Costs turned out to be just a little bit higher—Metro's official numbers list the cost of the eventual Red Line at $4.5 billion—but the occasion did kick off what has been a prolific 25 years in transit building.
The light rail Blue Line opened to Long Beach in 1990, followed by the first leg of the heavy rail Red Line in 1993, the Green Line in 1995, and the Gold Line in 2005.
With the 2009 opening of the Gold Line's Eastside Extension, the system now operated by Metro includes 79.1 miles of rail.
That number will go up significantly in recent years with the opening of the Expo Line, the Gold Line's Foothill Extension, the Regional Connector and the eventual westside extension of the Purple Line.

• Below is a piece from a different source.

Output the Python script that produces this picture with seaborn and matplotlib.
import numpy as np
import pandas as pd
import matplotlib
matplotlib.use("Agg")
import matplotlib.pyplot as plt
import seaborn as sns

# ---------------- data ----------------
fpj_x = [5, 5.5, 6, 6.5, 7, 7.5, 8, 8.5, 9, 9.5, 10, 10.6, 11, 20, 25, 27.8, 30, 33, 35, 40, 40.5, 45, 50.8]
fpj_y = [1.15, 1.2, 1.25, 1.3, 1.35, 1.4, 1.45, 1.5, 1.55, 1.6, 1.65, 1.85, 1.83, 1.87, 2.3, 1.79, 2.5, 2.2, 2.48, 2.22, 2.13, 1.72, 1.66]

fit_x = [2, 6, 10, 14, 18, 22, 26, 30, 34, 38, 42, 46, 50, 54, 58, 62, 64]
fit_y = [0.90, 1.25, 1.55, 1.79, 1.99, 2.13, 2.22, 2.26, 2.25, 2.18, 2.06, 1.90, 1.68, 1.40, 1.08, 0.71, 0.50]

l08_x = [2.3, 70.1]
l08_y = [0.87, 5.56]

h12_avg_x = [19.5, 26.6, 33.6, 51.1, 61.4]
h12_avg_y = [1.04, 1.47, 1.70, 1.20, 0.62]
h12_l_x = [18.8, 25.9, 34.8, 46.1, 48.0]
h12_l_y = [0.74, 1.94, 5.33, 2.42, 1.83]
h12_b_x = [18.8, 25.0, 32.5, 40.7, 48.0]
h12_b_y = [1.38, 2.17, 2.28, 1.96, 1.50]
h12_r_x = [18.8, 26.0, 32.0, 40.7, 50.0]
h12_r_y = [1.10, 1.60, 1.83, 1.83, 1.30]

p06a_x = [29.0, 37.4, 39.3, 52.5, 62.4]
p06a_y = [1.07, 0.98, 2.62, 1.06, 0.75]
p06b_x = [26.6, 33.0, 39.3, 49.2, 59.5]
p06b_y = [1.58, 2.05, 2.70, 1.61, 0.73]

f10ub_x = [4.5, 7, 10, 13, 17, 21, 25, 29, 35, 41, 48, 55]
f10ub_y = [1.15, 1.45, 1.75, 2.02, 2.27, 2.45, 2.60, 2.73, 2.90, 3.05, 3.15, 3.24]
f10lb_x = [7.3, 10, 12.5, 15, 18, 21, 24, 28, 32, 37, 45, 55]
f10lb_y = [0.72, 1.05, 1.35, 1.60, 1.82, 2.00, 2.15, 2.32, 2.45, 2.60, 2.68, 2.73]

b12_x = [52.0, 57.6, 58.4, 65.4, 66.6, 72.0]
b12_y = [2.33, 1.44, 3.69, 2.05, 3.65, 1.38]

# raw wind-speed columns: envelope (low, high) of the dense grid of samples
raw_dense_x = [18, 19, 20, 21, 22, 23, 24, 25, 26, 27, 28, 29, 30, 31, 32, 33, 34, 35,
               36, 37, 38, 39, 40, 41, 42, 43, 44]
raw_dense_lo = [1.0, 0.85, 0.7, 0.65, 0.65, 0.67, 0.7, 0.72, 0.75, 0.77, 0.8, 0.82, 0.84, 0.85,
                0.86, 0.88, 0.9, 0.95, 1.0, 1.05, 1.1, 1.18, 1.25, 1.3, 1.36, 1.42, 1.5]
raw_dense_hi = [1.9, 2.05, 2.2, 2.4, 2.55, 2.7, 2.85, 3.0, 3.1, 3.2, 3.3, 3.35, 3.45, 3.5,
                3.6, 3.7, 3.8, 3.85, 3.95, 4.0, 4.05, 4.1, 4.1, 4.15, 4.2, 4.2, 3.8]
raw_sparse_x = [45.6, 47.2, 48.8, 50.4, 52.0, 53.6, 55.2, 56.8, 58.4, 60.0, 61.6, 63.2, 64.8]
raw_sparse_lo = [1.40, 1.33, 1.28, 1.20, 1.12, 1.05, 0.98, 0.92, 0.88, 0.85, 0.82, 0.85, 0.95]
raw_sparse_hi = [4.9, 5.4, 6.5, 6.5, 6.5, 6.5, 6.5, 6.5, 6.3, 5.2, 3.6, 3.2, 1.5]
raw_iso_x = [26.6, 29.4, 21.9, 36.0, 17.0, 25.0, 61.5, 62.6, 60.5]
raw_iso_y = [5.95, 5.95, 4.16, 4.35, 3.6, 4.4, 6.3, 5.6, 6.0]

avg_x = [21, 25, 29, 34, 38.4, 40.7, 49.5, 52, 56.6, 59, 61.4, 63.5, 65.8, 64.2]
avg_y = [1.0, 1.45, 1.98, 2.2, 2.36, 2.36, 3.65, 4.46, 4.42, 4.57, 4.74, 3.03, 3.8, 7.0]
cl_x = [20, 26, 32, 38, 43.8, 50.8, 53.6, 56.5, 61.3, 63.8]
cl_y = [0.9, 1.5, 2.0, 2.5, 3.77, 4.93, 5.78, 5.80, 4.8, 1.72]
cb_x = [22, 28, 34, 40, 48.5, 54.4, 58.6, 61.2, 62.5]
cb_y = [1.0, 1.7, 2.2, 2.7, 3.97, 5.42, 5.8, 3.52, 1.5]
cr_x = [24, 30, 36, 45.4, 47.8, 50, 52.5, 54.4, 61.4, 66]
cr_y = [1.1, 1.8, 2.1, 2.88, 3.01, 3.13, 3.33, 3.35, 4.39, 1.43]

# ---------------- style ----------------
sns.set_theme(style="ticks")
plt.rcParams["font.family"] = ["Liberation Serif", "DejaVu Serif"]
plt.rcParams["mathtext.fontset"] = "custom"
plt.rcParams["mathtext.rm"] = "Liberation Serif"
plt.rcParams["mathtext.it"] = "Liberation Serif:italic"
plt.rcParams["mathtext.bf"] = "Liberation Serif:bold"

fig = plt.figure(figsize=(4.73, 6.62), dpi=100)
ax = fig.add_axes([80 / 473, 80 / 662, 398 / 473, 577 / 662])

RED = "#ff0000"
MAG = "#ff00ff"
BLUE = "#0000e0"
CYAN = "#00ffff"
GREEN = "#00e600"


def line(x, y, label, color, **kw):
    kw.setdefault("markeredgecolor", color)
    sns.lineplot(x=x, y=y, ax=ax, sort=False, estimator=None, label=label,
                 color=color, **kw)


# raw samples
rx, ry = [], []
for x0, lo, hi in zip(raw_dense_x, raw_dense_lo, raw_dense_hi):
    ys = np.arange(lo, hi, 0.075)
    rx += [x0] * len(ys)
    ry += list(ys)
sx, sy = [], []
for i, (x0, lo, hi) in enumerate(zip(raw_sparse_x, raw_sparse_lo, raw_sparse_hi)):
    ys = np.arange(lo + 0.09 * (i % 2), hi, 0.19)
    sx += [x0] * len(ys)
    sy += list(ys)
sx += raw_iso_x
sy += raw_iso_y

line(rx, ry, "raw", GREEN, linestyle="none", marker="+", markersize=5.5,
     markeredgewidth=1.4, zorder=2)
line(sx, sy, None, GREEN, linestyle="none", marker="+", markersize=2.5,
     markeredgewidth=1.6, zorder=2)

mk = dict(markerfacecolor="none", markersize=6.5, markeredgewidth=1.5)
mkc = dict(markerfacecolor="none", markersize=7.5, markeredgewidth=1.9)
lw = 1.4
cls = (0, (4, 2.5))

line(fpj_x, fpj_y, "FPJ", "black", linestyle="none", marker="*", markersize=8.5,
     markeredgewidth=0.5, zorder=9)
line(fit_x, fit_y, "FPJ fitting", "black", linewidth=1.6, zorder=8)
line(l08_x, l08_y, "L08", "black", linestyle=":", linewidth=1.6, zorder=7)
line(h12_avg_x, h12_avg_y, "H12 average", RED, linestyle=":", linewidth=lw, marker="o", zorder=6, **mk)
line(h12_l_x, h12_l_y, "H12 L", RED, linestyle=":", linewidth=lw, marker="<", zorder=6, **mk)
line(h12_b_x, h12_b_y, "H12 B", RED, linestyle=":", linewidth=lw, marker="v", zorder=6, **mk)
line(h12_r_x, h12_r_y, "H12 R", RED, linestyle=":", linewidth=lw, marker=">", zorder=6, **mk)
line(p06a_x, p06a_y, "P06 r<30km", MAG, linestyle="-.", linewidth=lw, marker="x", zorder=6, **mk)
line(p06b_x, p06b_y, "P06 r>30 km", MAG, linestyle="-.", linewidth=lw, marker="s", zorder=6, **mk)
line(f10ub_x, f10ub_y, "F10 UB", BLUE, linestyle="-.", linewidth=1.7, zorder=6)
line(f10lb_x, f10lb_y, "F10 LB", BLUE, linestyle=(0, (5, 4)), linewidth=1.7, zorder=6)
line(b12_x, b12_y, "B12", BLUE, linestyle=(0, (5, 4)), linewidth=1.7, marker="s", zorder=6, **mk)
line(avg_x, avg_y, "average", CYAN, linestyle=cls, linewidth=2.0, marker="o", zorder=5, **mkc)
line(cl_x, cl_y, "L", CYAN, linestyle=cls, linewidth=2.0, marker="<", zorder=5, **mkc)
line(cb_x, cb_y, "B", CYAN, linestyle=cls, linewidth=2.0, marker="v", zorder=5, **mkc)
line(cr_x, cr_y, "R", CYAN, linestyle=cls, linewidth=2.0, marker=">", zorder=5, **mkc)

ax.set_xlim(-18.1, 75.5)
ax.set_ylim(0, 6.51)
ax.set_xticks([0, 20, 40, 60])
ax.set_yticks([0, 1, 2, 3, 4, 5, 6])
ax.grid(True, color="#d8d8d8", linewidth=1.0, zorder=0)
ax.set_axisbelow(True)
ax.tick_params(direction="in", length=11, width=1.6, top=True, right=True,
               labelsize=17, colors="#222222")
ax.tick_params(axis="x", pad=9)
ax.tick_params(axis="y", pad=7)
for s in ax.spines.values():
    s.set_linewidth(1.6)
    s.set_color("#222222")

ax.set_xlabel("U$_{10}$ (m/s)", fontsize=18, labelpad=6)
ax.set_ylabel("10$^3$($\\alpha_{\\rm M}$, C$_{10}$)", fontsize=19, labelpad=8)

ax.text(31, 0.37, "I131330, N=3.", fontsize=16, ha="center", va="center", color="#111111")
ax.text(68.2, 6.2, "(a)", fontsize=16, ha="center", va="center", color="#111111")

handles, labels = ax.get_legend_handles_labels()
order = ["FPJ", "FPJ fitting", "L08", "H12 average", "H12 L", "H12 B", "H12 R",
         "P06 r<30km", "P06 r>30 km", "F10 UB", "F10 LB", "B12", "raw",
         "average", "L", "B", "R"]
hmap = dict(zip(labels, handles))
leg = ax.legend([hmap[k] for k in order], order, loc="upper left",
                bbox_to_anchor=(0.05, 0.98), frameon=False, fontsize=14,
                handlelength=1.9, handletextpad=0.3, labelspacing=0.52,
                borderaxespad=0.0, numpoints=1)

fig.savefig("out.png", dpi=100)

Los Angeles is certainly paying the price for being late to the game in transit construction, but it is worth taking a second to note how far the system has come in a relatively short period of time.

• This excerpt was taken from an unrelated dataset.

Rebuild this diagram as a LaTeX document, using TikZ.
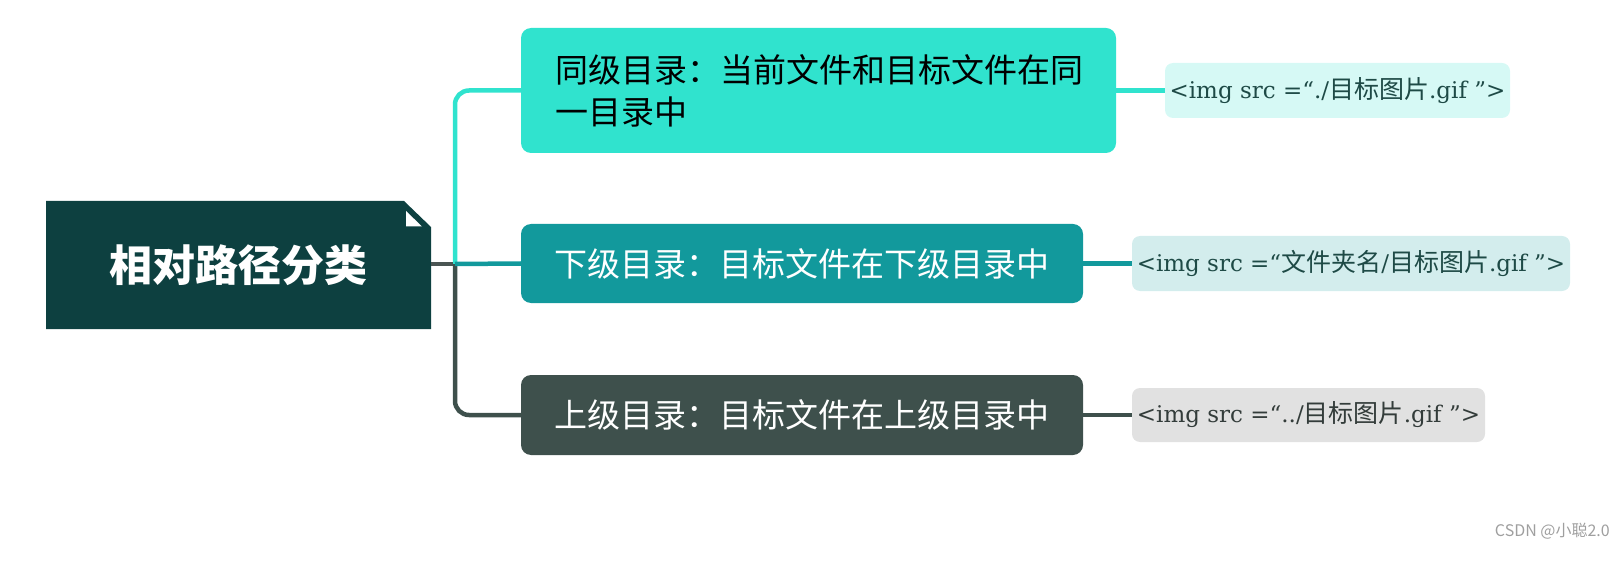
\documentclass[tikz,border=0pt]{standalone}
\usepackage{fontspec}
\newfontfamily\cjk{Noto Sans CJK SC}
\newfontfamily\latserif{DejaVu Serif}
\newcommand\latpart[1]{{\latserif\fontsize{23}{30}\selectfont #1}}
\definecolor{rootc}{HTML}{0D4040}
\definecolor{c1}{HTML}{30E3CE}
\definecolor{c2}{HTML}{12999C}
\definecolor{c3}{HTML}{3E504C}
\definecolor{rootlink}{HTML}{4A5553}
\definecolor{l1fill}{HTML}{D6F9F5}
\definecolor{l2fill}{HTML}{D3EDED}
\definecolor{l3fill}{HTML}{E1E1E1}
\definecolor{l1text}{HTML}{1E4A46}
\definecolor{l3text}{HTML}{333C3A}
\begin{document}
\begin{tikzpicture}[x=1pt,y=-1pt,
  mainbox/.style={rounded corners=10pt, inner sep=0pt, font=\cjk\fontsize{33}{42}\selectfont},
  leafbox/.style={rounded corners=8pt, inner sep=0pt, font=\cjk\fontsize{25}{30}\selectfont},
  link/.style={line width=4.5pt},
]
\useasboundingbox (0,0) rectangle (1615,564);

% root
\fill[rootc] (46,201) -- (404,201) -- (431,227) -- (431,329) -- (46,329) -- cycle;
\fill[white] (406,211) -- (406,226.5) -- (422,226.5) -- cycle;
\node[inner sep=0pt, minimum width=385pt, minimum height=128pt, text=white,
  font=\cjk\bfseries\fontsize{43}{50}\selectfont] (root) at (238.5,265) {相对路径分类};

% main nodes
\node[mainbox, fill=c1, minimum width=595pt, minimum height=125pt] (n1) at (818.5,90.5) {};
\node[anchor=west, inner sep=0pt, text width=540pt, align=left,
  font=\cjk\fontsize{33}{42}\selectfont] (n1t) at (555,90.5) {同级目录：当前文件和目标文件在同\\一目录中};
\node[mainbox, fill=c2, text=white, minimum width=562pt, minimum height=79pt] (n2) at (802,263.5) {下级目录：目标文件在下级目录中};
\node[mainbox, fill=c3, text=white, minimum width=562pt, minimum height=80pt] (n3) at (802,415) {上级目录：目标文件在上级目录中};

% leaves
\node[leafbox, fill=l1fill, text=l1text, minimum width=345pt, minimum height=55pt] (l1) at (1337.5,90.5)
  {\latpart{<img src =“./}目标图片\latpart{.gif ”>}};
\node[leafbox, fill=l2fill, text=l1text, minimum width=438pt, minimum height=55pt] (l2) at (1351,263.5)
  {\latpart{<img src =“}文件夹名\latpart{/}目标图片\latpart{.gif ”>}};
\node[leafbox, fill=l3fill, text=l3text, minimum width=353pt, minimum height=54pt] (l3) at (1308.5,415)
  {\latpart{<img src =“../}目标图片\latpart{.gif ”>}};

% connectors
\coordinate (j) at (455,264);
\draw[link, c3, rounded corners=14pt] (j) |- (n3.west);
\draw[link, c1, rounded corners=14pt] (j) |- (n1.west);
\draw[link, c2] (j) -- (n2.west);
\draw[link, rootlink] (root.east |- j) -- ([xshift=-2pt]j);
\draw[link, c1] (n1.east) -- (l1.west);
\draw[link, c2] (n2.east) -- (l2.west);
\draw[link, c3] (n3.east) -- (l3.west);

% watermark
\node[anchor=east, inner sep=0pt, text=gray!75, font=\cjk\fontsize{16}{18}\selectfont] (wm) at (1610,531) {CSDN @小聪2.0};
\end{tikzpicture}
\end{document}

Saul Galvan on September 29, 2011, at 07:33PM – #1
It is truly a great system.
Thomas K Nagano on September 30, 2011, at 04:07PM – #2
In the beginning, the Red Line went from Union Station to MacArthur Park. For a quarter, you could ride one of the most expensive subways in the world.

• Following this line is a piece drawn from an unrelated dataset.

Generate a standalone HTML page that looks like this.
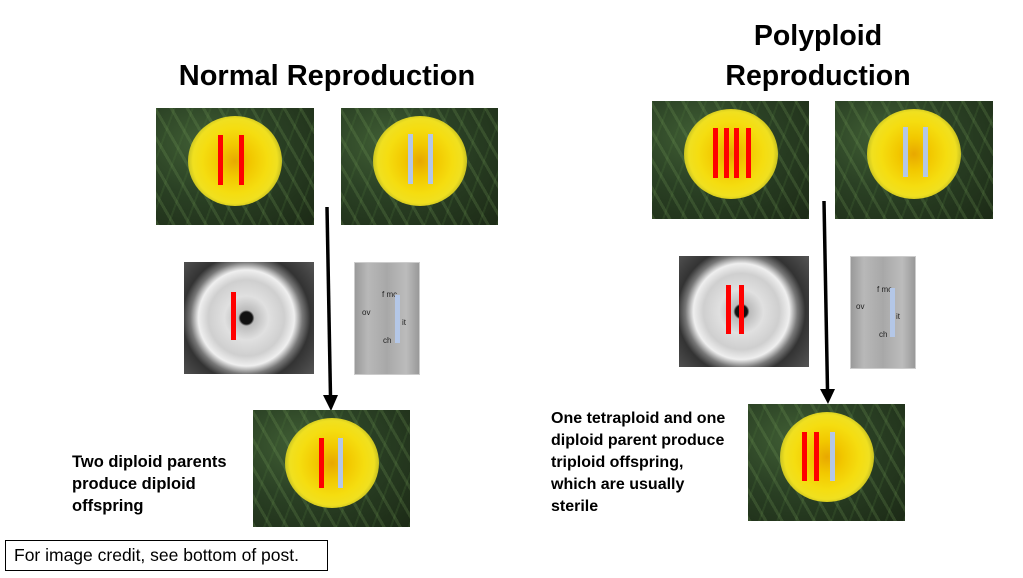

Dennis Smith on September 30, 2011, at 05:23PM – #3
I remember the folks who worked downtown at that time considered it something like an amusement park ride that you could take to travel to Langer's Deli for lunch and then easily return to the office. On the other hand it probably saved the best pastrami parlor in the West from going out of business until the acolytes of Jonathan Gold rediscovered it in the last decade.
My old copy of the Red Line schedule dated September 12, 1993 cites the earliest train leaving Westlake at 4:51 am and the last train arriving at Union Station at 9:22 pm.